**What you need to do:**
Find each line in the following listing that has the string "draws", then state the count and nothing else.

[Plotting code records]
------------------------------------------------------------------------
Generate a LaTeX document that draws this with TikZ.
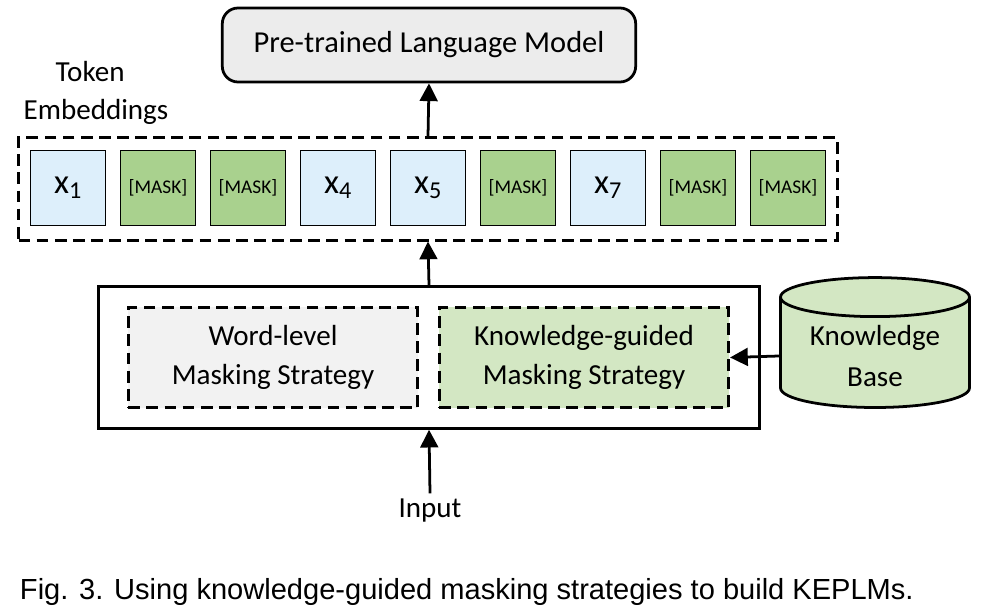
\documentclass[tikz,border=0pt]{standalone}
\usepackage{fontspec}
\setmainfont{Carlito}
\newfontfamily\capfont{Liberation Sans}
\usetikzlibrary{arrows.meta,positioning,shapes.geometric}
\definecolor{tokblue}{HTML}{DDEFFB}
\definecolor{tokgreen}{HTML}{A9D18E}
\definecolor{kggreen}{HTML}{D3E7C3}
\begin{document}
\begin{tikzpicture}[x=0.254mm,y=-0.254mm,>={Triangle[length=4.5mm,width=4.5mm]},line width=2pt,
    dsh/.style={dash pattern=on 3mm off 1.6mm},
    tok/.style={draw,line width=0.6pt,minimum width=19mm,minimum height=19mm,inner sep=0pt},
    xtok/.style={tok,fill=tokblue,font=\fontsize{25}{27}\selectfont},
    mtok/.style={tok,fill=tokgreen,font=\fontsize{14}{16}\selectfont},
    strat/.style={draw,dsh,minimum width=73.5mm,minimum height=25.5mm,align=center,font=\fontsize{21}{28}\selectfont}]
  \useasboundingbox (0,0) rectangle (982,616);
  % language model
  \node[draw,rounded corners=4mm,fill=gray!15,minimum width=105mm,minimum height=18.8mm,
        font=\fontsize{22}{24}\selectfont] (lm) at (429,45) {Pre-trained Language Model};
  \node[align=left,font=\fontsize{21}{27}\selectfont] (lbl) at (96,93) {\hspace*{1.1em}Token\\Embeddings};
  % token embeddings
  \node[draw,dsh,minimum width=208mm,minimum height=26mm] (emb) at (428,189) {};
  \node[xtok] (t1) at (68,188) {x\textsubscript{1}};
  \node[mtok] (t2) at (158,188) {[MASK]};
  \node[mtok] (t3) at (248,188) {[MASK]};
  \node[xtok] (t4) at (338,188) {x\textsubscript{4}};
  \node[xtok] (t5) at (428,188) {x\textsubscript{5}};
  \node[mtok] (t6) at (518,188) {[MASK]};
  \node[xtok] (t7) at (608,188) {x\textsubscript{7}};
  \node[mtok] (t8) at (698,188) {[MASK]};
  \node[mtok] (t9) at (788,188) {[MASK]};
  % masking
  \node[draw,minimum width=168mm,minimum height=36mm] (mask) at (429,357.5) {};
  \node[strat,fill=gray!10] (word) at (273,357.5) {Word-level\\Masking Strategy};
  \node[strat,fill=kggreen] (kg) at (584,357.5) {Knowledge-guided\\Masking Strategy};
  \node[draw,cylinder,shape border rotate=90,aspect=0.28,fill=kggreen,minimum width=48mm,
        minimum height=33mm,align=center,font=\fontsize{21}{30}\selectfont] (kb) at (875,356) {Knowledge\\Base};
  \node[font=\fontsize{21}{24}\selectfont] (in) at (430,511) {Input};
  % arrows
  \draw[->] (emb.north) -- (lm.south);
  \draw[->] (mask.north) -- (emb.south);
  \draw[->] (in.north) -- (mask.south);
  \draw[->] (kb.west) -- (kg.east);
  % caption
  \node[anchor=west,font=\capfont\fontsize{21}{24}\selectfont] (cap) at (14,592)
    {Fig. 3. Using knowledge-guided masking strategies to build KEPLMs.};
\end{tikzpicture}
\end{document}
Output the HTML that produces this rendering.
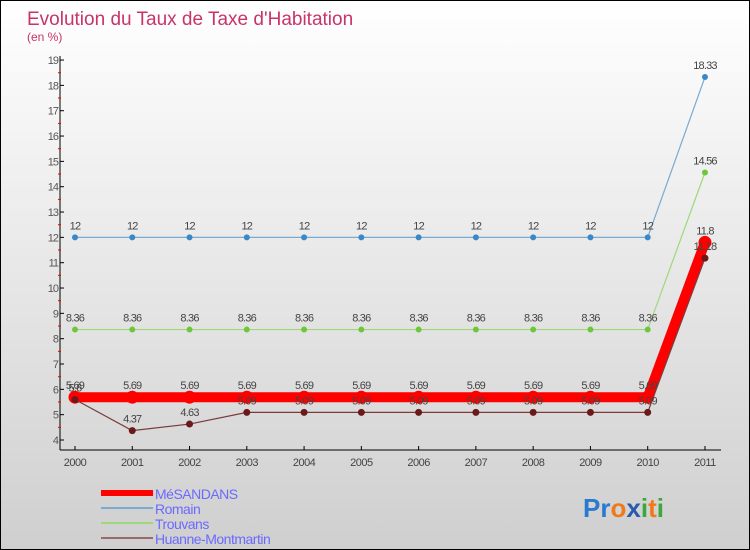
<!DOCTYPE html>
<html><head><meta charset="utf-8"><style>
body{margin:0}
#c{width:748px;height:548px;border:1px solid #000;background:linear-gradient(#fff,#cfcfcf);position:relative;overflow:hidden;font-family:"Liberation Sans",sans-serif}
</style></head><body>
<div id="c">
<svg id="s" width="748" height="548"></svg>
</div>
<script>
const years=["2000","2001","2002","2003","2004","2005","2006","2007","2008","2009","2010","2011"];
const romain=[12,12,12,12,12,12,12,12,12,12,12,18.33];
const trouvans=[8.36,8.36,8.36,8.36,8.36,8.36,8.36,8.36,8.36,8.36,8.36,14.56];
const mesandans=[5.69,5.69,5.69,5.69,5.69,5.69,5.69,5.69,5.69,5.69,5.69,11.8];
const huanne=[5.6,4.37,4.63,5.09,5.09,5.09,5.09,5.09,5.09,5.09,5.09,11.18];
const yTicks=[4,5,6,7,8,9,10,11,12,13,14,15,16,17,18,19];
const legendNames=["MéSANDANS","Romain","Trouvans","Huanne-Montmartin"];
const s=document.getElementById('s');
const NS="http://www.w3.org/2000/svg";
function X(i){return 74+i*57.27;}
function Y(v){return 439-(v-4)*25.33;}
function el(t,a,p){const e=document.createElementNS(NS,t);for(const k in a)e.setAttribute(k,a[k]);(p||s).appendChild(e);return e;}
let t=el('text',{x:26,y:24,fill:'#c8336a','font-size':19});t.textContent="Evolution du Taux de Taxe d'Habitation";

t=el('text',{x:26,y:40,fill:'#c8336a','font-size':12});t.textContent="(en %)";

let ax=el('line',{x1:59,y1:55,x2:59,y2:449,stroke:'#000'});

ax=el('line',{x1:59,y1:449,x2:720,y2:449,stroke:'#000'});

yTicks.forEach(v=>{el('line',{x1:59,x2:63,y1:Y(v),y2:Y(v),stroke:'#000'});
 if(v<19)el('line',{x1:57,x2:60,y1:Y(v+0.5),y2:Y(v+0.5),stroke:'#e00'});
 const l=el('text',{x:57,y:Y(v)+4,'text-anchor':'end','font-size':11,fill:'#555','letter-spacing':'-1'});l.textContent=v;
 });
years.forEach((y,i)=>{el('line',{x1:X(i),x2:X(i),y1:445,y2:449,stroke:'#000'});
 const l=el('text',{x:X(i),y:465,'text-anchor':'middle','font-size':11,fill:'#444','letter-spacing':'-0.5'});l.textContent=y;
 });
function series(d,col,w,r,dot,name){
 const p=el('polyline',{points:d.map((v,i)=>X(i)+','+Y(v)).join(' '),fill:'none',stroke:col,'stroke-width':w});
 
 d.forEach((v,i)=>{const c=el('circle',{cx:X(i),cy:Y(v),r:r,fill:dot});
  
  const l=el('text',{x:X(i),y:Y(v)-8,'text-anchor':'middle','font-size':11,fill:'#444','letter-spacing':'-0.8'});l.textContent=v;
  });
}
series(romain,'#7aaad0',1.2,3,'#3a88c8','romain');
series(trouvans,'#9fd87a',1.2,3,'#6cc83a','trouvans');
series(mesandans,'#f00',10,6.5,'#f00','mesandans');
series(huanne,'#7a3a3a',1.2,3.5,'#6a1a1a','huanne');
const lc=['#f00','#7aaad0','#9fd87a','#9a6a6a'],lw=[6,2,2,2];
legendNames.forEach((n,i)=>{const y=492+i*15;
 const ln=el('line',{x1:100,x2:152,y1:y,y2:y,stroke:lc[i],'stroke-width':lw[i]});
 
 const l=el('text',{x:154,y:y+6,'font-size':14,fill:'#6a6aff','letter-spacing':'-0.5'});l.textContent=n;
 });
const g=el('text',{x:582,y:516,'font-size':26,'font-weight':'bold'});

[['P','#2a7ad0'],['r','#2a7ad0'],['o','#f07a1a'],['x','#2a5ab0'],['i','#3aa83a'],['t','#f07a1a'],['i','#3aa83a']].forEach(([c,f])=>{const ts=el('tspan',{fill:f},g);ts.textContent=c;});
</script>
</body></html>
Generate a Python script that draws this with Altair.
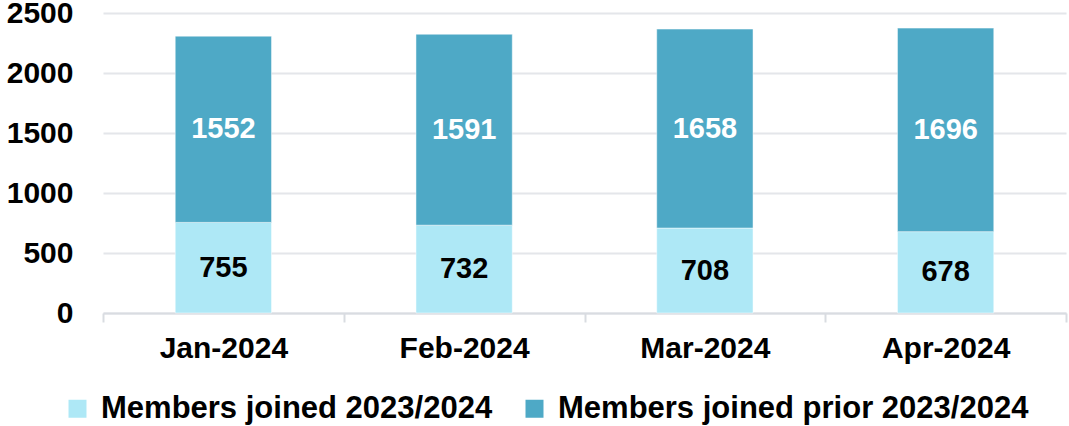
import altair as alt
import pandas as pd

months = ["Jan-2024", "Feb-2024", "Mar-2024", "Apr-2024"]
joined_new = [755, 732, 708, 678]
joined_prior = [1552, 1591, 1658, 1696]
series = ["Members joined 2023/2024", "Members joined prior 2023/2024"]
colors = ["#AEE8F6", "#4EA9C6"]
label_colors = ["#000000", "#FFFFFF"]
y_ticks = [0, 500, 1000, 1500, 2000, 2500]

rows = []
for i, m in enumerate(months):
    rows.append({"month": m, "series": series[0], "value": joined_new[i], "order": 0})
    rows.append({"month": m, "series": series[1], "value": joined_prior[i], "order": 1})
df = pd.DataFrame(rows)

FONT = "Liberation Sans"

x_enc = alt.X(
    "month:N",
    sort=months,
    title=None,
    scale=alt.Scale(paddingInner=0, paddingOuter=0),
    axis=alt.Axis(
        labelAngle=0,
        labelFont=FONT,
        labelFontSize=30,
        labelFontWeight="bold",
        labelColor="#000000",
        labelPadding=11,
        domainColor="#D9DCE1",
        domainWidth=2,
        tickColor="#D9DCE1",
        tickWidth=2,
        tickSize=9,
        tickBand="extent",
        grid=False,
    ),
)

base = alt.Chart(df).transform_stack(
    stack="value", groupby=["month"], sort=[alt.SortField("order")], as_=["y0", "y1"]
).transform_calculate(mid="(datum.y0 + datum.y1) / 2")

bars = base.mark_bar(
    width=alt.RelativeBandSize(0.4), stroke="white", strokeWidth=0.6, strokeOpacity=0.8
).encode(
    x=x_enc,
    y=alt.Y(
        "y0:Q",
        title=None,
        scale=alt.Scale(domain=[0, 2500], nice=False),
        axis=alt.Axis(
            values=y_ticks,
            format="d",
            labelFont=FONT,
            labelFontSize=30,
            labelFontWeight="bold",
            labelColor="#000000",
            labelPadding=30,
            ticks=False,
            domain=False,
            gridColor="#E4E6EA",
            gridWidth=2,
        ),
    ),
    y2="y1:Q",
    color=alt.Color(
        "series:N",
        scale=alt.Scale(domain=series, range=colors),
        legend=alt.Legend(
            title=None,
            orient="none",
            direction="horizontal",
            legendX=-41,
            legendY=380,
            symbolType="square",
            symbolSize=324,
            symbolStrokeWidth=0,
            labelFont=FONT,
            labelFontSize=31,
            labelFontWeight="bold",
            labelColor="#000000",
            labelOffset=8,
            labelLimit=0,
            columnPadding=26,
        ),
    ),
)

labels = base.mark_text(
    font=FONT, fontSize=29, fontWeight="bold", baseline="middle", align="center"
).encode(
    x=alt.X("month:N", sort=months),
    y=alt.Y("mid:Q"),
    text=alt.Text("value:Q"),
    color=alt.Color(
        "series:N",
        scale=alt.Scale(domain=series, range=label_colors),
        legend=None,
    ),
)

chart = (
    alt.layer(bars, labels)
    .resolve_scale(color="independent")
    .properties(
        width=963,
        height=300,
        padding={"left": 103, "top": 13, "right": 3, "bottom": 113},
        autosize=alt.AutoSizeParams(type="none"),
    )
    .configure_view(stroke=None)
)

chart.save("out.html", embed_options={"renderer": "svg", "actions": False})
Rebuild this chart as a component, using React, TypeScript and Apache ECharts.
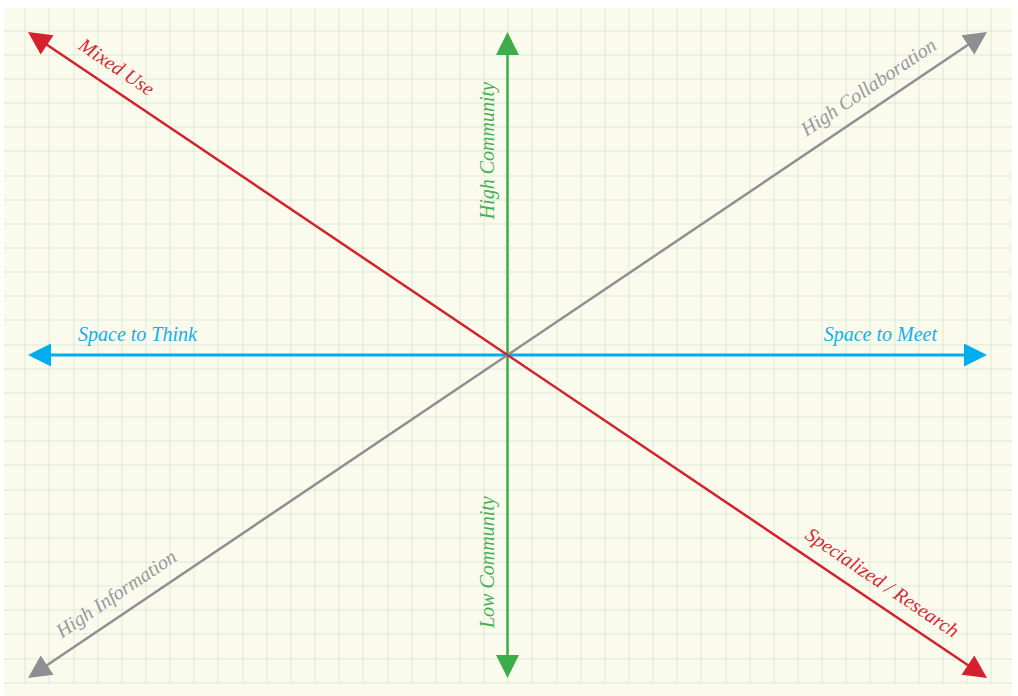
import React, { useEffect, useRef } from 'react';
import * as echarts from 'echarts';

// Axis ends (value space -1..1 on each axis), one entry per half-axis
const axisLabels = [
  'Space to Meet',
  'Space to Think',
  'High Community',
  'Low Community',
  'High Collaboration',
  'High Information',
  'Mixed Use',
  'Specialized / Research',
];
const endX = [1, -1, 0, 0, 1, -1, -1, 1];
const endY = [0, 0, 1, -1, 1, -1, 1, -1];
const axisGroup = ['meet', 'meet', 'community', 'community', 'collab', 'collab', 'mixed', 'mixed'];

const groupColors: Record<string, string> = {
  meet: '#00aeef',
  community: '#3cad4b',
  collab: '#8e8e93',
  mixed: '#d4212d',
};
const textColors: Record<string, string> = {
  meet: '#0fb0ec',
  community: '#46b054',
  collab: '#98989c',
  mixed: '#d42a36',
};

// background paper grid
const bgCols = 42;
const bgRows = 28;

export default function App() {
  const ref = useRef<HTMLDivElement>(null);

  useEffect(() => {
    document.body.style.margin = '0';
    const chart = echarts.init(ref.current!, null, { renderer: 'svg' });

    const gridLine = { show: true, lineStyle: { color: 'rgba(196,218,200,0.28)', width: 2 } };

    const option: any = {
      animation: false,
      backgroundColor: '#fbfbed',
      grid: [
        { left: 28, right: 31, top: 32, bottom: 18, show: false },
        { left: 0.85, top: 6.25, width: 1014.3, height: 676.2, show: false },
      ],
      xAxis: [
        { gridIndex: 0, type: 'value', min: -1, max: 1, show: false },
        {
          gridIndex: 1, type: 'value', min: 0, max: bgCols, interval: 1,
          axisLine: { show: false }, axisTick: { show: false }, axisLabel: { show: false },
          splitLine: gridLine,
        },
      ],
      yAxis: [
        { gridIndex: 0, type: 'value', min: -1, max: 1, show: false },
        {
          gridIndex: 1, type: 'value', min: 0, max: bgRows, interval: 1,
          axisLine: { show: false }, axisTick: { show: false }, axisLabel: { show: false },
          splitLine: gridLine,
        },
      ],
      graphic: [
        { type: 'rect', z: 100, shape: { x: 0, y: 0, width: 1018, height: 8 }, style: { fill: '#ffffff' } },
        { type: 'rect', z: 100, shape: { x: 0, y: 0, width: 4, height: 696 }, style: { fill: '#ffffff' } },
        { type: 'rect', z: 100, shape: { x: 1012, y: 0, width: 6, height: 696 }, style: { fill: '#ffffff' } },
      ],
      series: [
        {
          type: 'custom',
          coordinateSystem: 'cartesian2d',
          xAxisIndex: 0,
          yAxisIndex: 0,
          silent: true,
          z: 5,
          data: endX.map((x, i) => [x, endY[i]]),
          renderItem: (params: any, api: any) => {
            const i = params.dataIndex;
            const g = axisGroup[i];
            const color = groupColors[g];
            const c = api.coord([0, 0]);
            const t = api.coord([api.value(0), api.value(1)]);
            const dx = t[0] - c[0];
            const dy = t[1] - c[1];
            const len = Math.hypot(dx, dy);
            const ux = dx / len;
            const uy = dy / len;
            const headLen = 23;
            const headHalf = 11.5;
            const bx = t[0] - ux * headLen;
            const by = t[1] - uy * headLen;
            const px = -uy;
            const py = ux;
            const flip = ux < -1e-6 || (Math.abs(ux) < 1e-6 && uy > 0);
            const rx = flip ? -ux : ux;
            const ry = flip ? -uy : uy;
            const rot = Math.atan2(-ry, rx);
            const upx = ry;
            const upy = -rx;
            const ax = t[0] - ux * 50 + upx * 21;
            const ay = t[1] - uy * 50 + upy * 21;
            return {
              type: 'group',
              children: [
                {
                  type: 'line',
                  shape: { x1: c[0], y1: c[1], x2: bx + ux * 2, y2: by + uy * 2 },
                  style: { stroke: color, lineWidth: g === 'meet' ? 3 : 2.5 },
                },
                {
                  type: 'polygon',
                  shape: {
                    points: [
                      [t[0], t[1]],
                      [bx + px * headHalf, by + py * headHalf],
                      [bx - px * headHalf, by - py * headHalf],
                    ],
                  },
                  style: { fill: color },
                },
                {
                  type: 'text',
                  x: ax,
                  y: ay,
                  rotation: rot,
                  style: {
                    text: axisLabels[i],
                    fill: textColors[g],
                    fontSize: 20,
                    fontStyle: 'italic',
                    fontFamily: '"Liberation Serif", serif',
                    align: flip ? 'left' : 'right',
                    verticalAlign: 'middle',
                  },
                },
              ],
            };
          },
        },
      ],
    };

    chart.setOption(option);
    return () => chart.dispose();
  }, []);

  return <div ref={ref} style={{ width: 1018, height: 696 }} />;
}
------------------------------------------------------------------------
**Response:**
2